Reuters reporters saw hundreds more exhausted Rohingya arriving on boats near the Bangladeshi border village of Shamlapur on Tuesday, suggesting the exodus was far from over.  

The latest estimate of the numbers that have crossed into Bangladesh, based on calculations by UN workers, is 125,960, some 80 per cent of whom are women and children.

At least five children were killed when several boats carrying Rohingya refugees from Myanmar sank early Wednesday, Bangladesh border guards told AFP.  

“So far, the bodies of five male and female children have been found at different locations,” Border Guard Bangladesh officer Alyosius Sangma said.

The latest violence has also hit Rakhine’s Buddhist and Hindu populations with nearly 27,000 people displaced and fleeing in the opposite direction.

Moral force?

Suu Kyi, a Nobel Peace Prize winner who spent years under house arrest when Myanmar was under military rule, has come under intense pressure over her refusal to speak out against the treatment of the Rohingya or rein in the army.

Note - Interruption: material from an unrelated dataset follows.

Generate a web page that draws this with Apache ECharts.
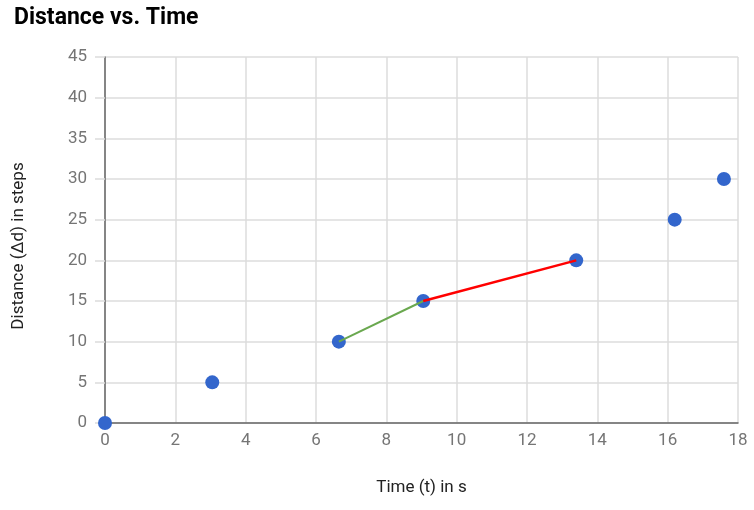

Analysts say her obduracy despite the years of pressure from rights groups is a sop to the powerful army and surging Buddhist nationalism in the South-east Asian country.

The Rohingya are widely dismissed in Myanmar as illegal immigrants from Bangladesh despite many tracing their lineage back generations.

They are not formally recognised as an ethnic group and are derided by many in Myanmar as “Bengalis” – making supporting them hugely unpopular.

She also has little control over the army, which has a long track record of rights abuses and using overwhelming force against domestic insurgencies.

But detractors say Suu Kyi is one of the few people with the mass appeal and moral authority to swim against the tide on the issue, adding she has routinely defended the military’s response. 

Earlier this year, United Nations investigators said Myanmar’s military has used “devastating cruelty” in its security crackdown in what might constitute ethnic cleansing of the Rohingya.

Suu Kyi’s government has dismissed those allegations and has refused to grant visas to UN officials charged with investigating reports of atrocities.

LANDMINES ON BORDER

The new arrivals at the border - many sick or wounded - have strained the resources of aid agencies and communities already helping hundreds of thousands of refugees from previous spasms of violence in Myanmar.

Many of those arriving in Bangladesh’s Cox’s Bazar district have no shelter, and aid agencies are racing to provide clean water and sanitation, a UN source working there said.

“People have come with virtually nothing so there has to be food,” the source said. “So this is now a huge concern – where is this food coming from for at least the elderly, the children, the women who have come over without their husbands?”

Officials in Bangladesh said the government would press ahead with plans to develop an isolated, flood-prone island in the Bay of Bengal to temporarily house tens of thousands of Rohingya.

The plan to develop the island and use it to house refugees was criticised by humanitarian workers when it was proposed in 2015 and revived last year. Bangladesh insists it alone has the right to decide where to shelter the refugees.

The UN source said Bangladesh may have revived the island plan to keep pressure on the international community, and not be left to handle the crisis on its own. “Bangladesh is getting desperate in wanting to get some political traction on this Rohingya issue. They feel incredibly isolated,” said the source, who declined to be identified.

Myanmar has been laying landmines across a section of its border with Bangladesh for the past three days, two government sources in Dhaka said, adding that the purpose may have been to prevent the return of Rohingya Muslims fleeing violence.

Bangladesh will formally lodge a protest on Wednesday against the laying of land mines so close to the border, said the sources who had direct knowledge of the situation but asked not to be named because of the sensitivity of the matter.

A Myanmar military source said landmines were laid along the border in the 1990s to prevent trespassing and the military had since tried to remove them, but none had been planted recently.